To muffle such fears the authors of The Federalist Papers deployed a variety of rhetorical gambits. The most direct, forceful tactic was to prove that the Articles of Confederation were too weak. But how to demonstrate that the new Constitution would not be excessively strong? In various papers, the authors reassured their readers the states would retain most of their current powers, surrendering only a few to the national government. Madison even resorts to the expedient in Essay 40 of claiming the principles of the new Constitution are not absolutely new but rather merely extensions of principles found in the Articles. Hamilton was more forthright when he bluntly asserts in Essay 15 that the Articles had brought the United States to a state of "impending anarchy."


One of the trickiest tasks confronting the authors of The Federalist Papers was to provide readers with a clear, convincing explanation of the framework of Federalism established by the new Constitution. It was a case of persuading readers that government could function in a "both-and" rather than in an "either-or" mode, at least some of the time. Madison's Essay 39 comes closer than any other paper to making this point clearly. The framers in Philadelphia, he says, have established a blend, or composite. He makes the same point in Essay 46, when he characterizes the federal and state governments as different agents or trustees of the people.

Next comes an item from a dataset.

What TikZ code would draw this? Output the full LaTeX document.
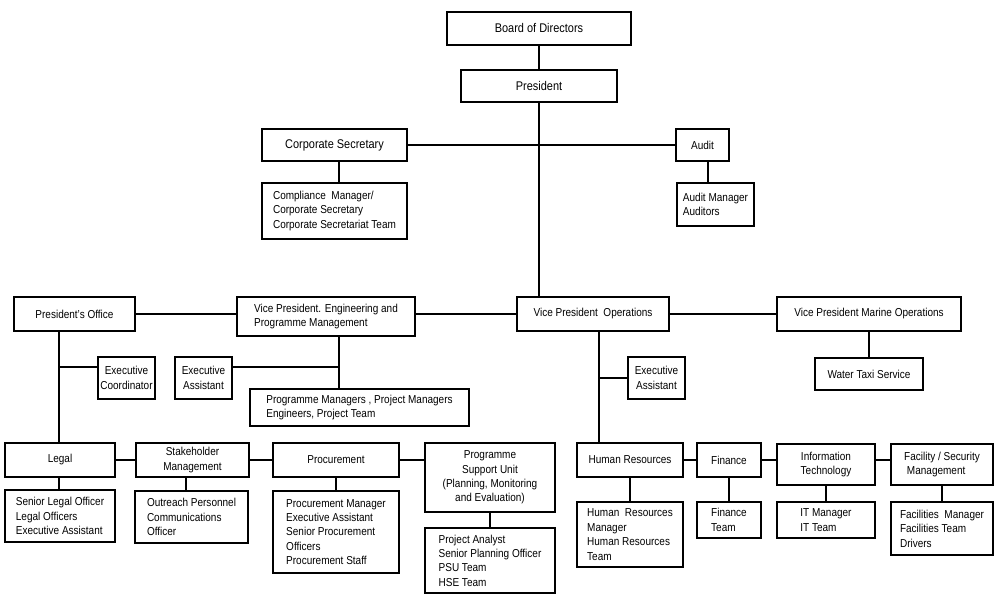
\documentclass[tikz,border=0pt]{standalone}
\usepackage{fontspec}
\setmainfont[FakeStretch=0.87]{Liberation Sans}
\newcommand\fsm{\fontsize{11.5}{14.4}\selectfont}
\newcommand\fbg{\fontsize{12.6}{15}\selectfont}
\begin{document}
\begin{tikzpicture}[x=1pt,y=-1pt,
  box/.style={draw, line width=2pt, inner sep=0pt, font=\fsm, align=center},
  bigbox/.style={box, font=\fbg},
  staff/.style={box, align=left},
  conn/.style={line width=2pt}]
\fill[white] (0,0) rectangle (1000,601);
\useasboundingbox (0,0) rectangle (1000,601);
% top
\node[bigbox, minimum width=184pt, minimum height=33pt] (bod) at (539,28.5) {Board of Directors};
\node[bigbox, minimum width=156pt, minimum height=32pt] (pres) at (539,86) {President};
\node[bigbox, minimum width=145pt, minimum height=32pt] (corpsec) at (334.5,145) {Corporate Secretary};
\node[box, minimum width=53pt, minimum height=32pt] (audit) at (702.5,145) {Audit};
\node[staff, minimum width=145pt, minimum height=56pt] (comp) at (334.5,211) {Compliance\ \ Manager/\\Corporate Secretary\\Corporate Secretariat Team};
\node[staff, minimum width=77pt, minimum height=43pt] (am) at (715.5,204.5) {Audit Manager\\Auditors};
% VP row
\node[box, minimum width=121pt, minimum height=34pt] (po) at (74.5,314) {President’s Office};
\node[box, align=left, minimum width=178pt, minimum height=39pt] (vpeng) at (326,316.5) {Vice President. Engineering and\\Programme Management};
\node[box, minimum width=152pt, minimum height=34pt] (vpops) at (593,314) {Vice President\ \ Operations};
\node[box, minimum width=184pt, minimum height=34pt] (vpm) at (869,314) {Vice President Marine Operations};
\node[box, minimum width=57pt, minimum height=42pt] (ec) at (126.5,378) {Executive\\Coordinator};
\node[box, minimum width=57pt, minimum height=42pt] (ea1) at (203.5,378) {Executive\\Assistant};
\node[staff, minimum width=219pt, minimum height=37pt] (pm) at (359.5,407.5) {Programme Managers , Project Managers\\Engineers, Project Team};
\node[box, minimum width=57pt, minimum height=42pt] (ea2) at (656.5,378) {Executive\\Assistant};
\node[box, minimum width=108pt, minimum height=32pt] (wt) at (869,374) {Water Taxi Service};
% bottom left
\node[box, minimum width=110pt, minimum height=34pt] (legal) at (60,460) {Legal};
\node[box, minimum width=113pt, minimum height=34pt] (stake) at (192.5,460) {Stakeholder\\Management};
\node[box, minimum width=126pt, minimum height=34pt] (proc) at (336,460) {Procurement};
\node[box, minimum width=130pt, minimum height=69pt] (psu) at (490,477.5) {Programme\\Support Unit\\(Planning, Monitoring\\and Evaluation)};
\node[staff, minimum width=110pt, minimum height=52pt] (legalst) at (60,516) {Senior Legal Officer\\Legal Officers\\Executive Assistant};
\node[staff, minimum width=113pt, minimum height=52pt] (stakest) at (191.5,517) {Outreach Personnel\\Communications\\Officer};
\node[staff, minimum width=126pt, minimum height=82pt] (procst) at (336,532) {Procurement Manager\\Executive Assistant\\Senior Procurement\\Officers\\Procurement Staff};
\node[staff, minimum width=130pt, minimum height=65pt] (psust) at (490,560.5) {Project Analyst\\Senior Planning Officer\\PSU Team\\HSE Team};
% bottom right
\node[box, minimum width=106pt, minimum height=34pt] (hr) at (630,460) {Human Resources};
\node[box, minimum width=64pt, minimum height=34pt] (fin) at (729,460) {Finance};
\node[box, minimum width=98pt, minimum height=41pt] (it) at (826,464.5) {Information\\Technology};
\node[box, align=left, minimum width=102pt, minimum height=41pt] (fac) at (942,464.5) {Facility / Security\\\ Management};
\node[staff, minimum width=106pt, minimum height=65pt] (hrst) at (630,534.5) {Human\ \ Resources\\Manager\\Human Resources\\Team};
\node[staff, minimum width=64pt, minimum height=36pt] (finst) at (729,520) {Finance\\Team};
\node[staff, minimum width=98pt, minimum height=36pt] (itst) at (826,520) {IT Manager\\IT Team};
\node[staff, minimum width=102pt, minimum height=53pt] (facst) at (942,528.5) {Facilities\ \ Manager\\Facilities Team\\Drivers};
% helper coordinates
\coordinate (csx) at (339,0);
\coordinate (aux) at (708,0);
\coordinate (pox) at (59,0);
\coordinate (r1) at (0,367);
\coordinate (engx) at (339,0);
\coordinate (opsx) at (599,0);
\coordinate (skx) at (186,0);
% connectors
\draw[conn] (bod.south) -- (pres.north);
\draw[conn] (pres.south) -- (pres.south |- vpops.north);
\draw[conn] (corpsec.east) -- (audit.west);
\draw[conn] (csx |- corpsec.south) -- (csx |- comp.north);
\draw[conn] (aux |- audit.south) -- (aux |- am.north);
\draw[conn] (po.east) -- (po.east -| vpeng.west);
\draw[conn] (vpops.west -| vpeng.east) -- (vpops.west);
\draw[conn] (vpops.east) -- (vpm.west);
\draw[conn] (vpm.south) -- (wt.north);
\draw[conn] (pox |- po.south) -- (pox |- legal.north);
\draw[conn] (pox |- r1) -- (ec.west |- r1);
\draw[conn] (engx |- vpeng.south) -- (engx |- pm.north);
\draw[conn] (ea1.east |- r1) -- (engx |- r1);
\draw[conn] (opsx |- vpops.south) -- (opsx |- hr.north);
\draw[conn] (opsx |- ea2.west) -- (ea2.west);
\draw[conn] (legal.east) -- (stake.west);
\draw[conn] (stake.east) -- (stake.east -| proc.west);
\draw[conn] (proc.east) -- (proc.east -| psu.west);
\draw[conn] (pox |- legal.south) -- (pox |- legalst.north);
\draw[conn] (skx |- stake.south) -- (skx |- stakest.north);
\draw[conn] (proc.south) -- (procst.north);
\draw[conn] (psu.south) -- (psust.north);
\draw[conn] (hr.east) -- (hr.east -| fin.west);
\draw[conn] (fin.east) -- (fin.east -| it.west);
\draw[conn] (fin.east -| it.east) -- (fin.east -| fac.west);
\draw[conn] (hr.south) -- (hrst.north);
\draw[conn] (fin.south) -- (finst.north);
\draw[conn] (it.south) -- (itst.north);
\draw[conn] (fac.south) -- (facst.north);
\end{tikzpicture}
\end{document}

Hamilton is also persuasive when he handles this theme in relation to taxation. Federalism does not mean, he declares, that the states will lose their taxing power. With the exception of the prohibition of taxes on exports and imports, state revenues will continue much as before. Just as with his discussions of the judiciary later on in The Federalist Papers, Hamilton uses the term concurrent jurisdiction to clarify how the system will work (see Essay 34).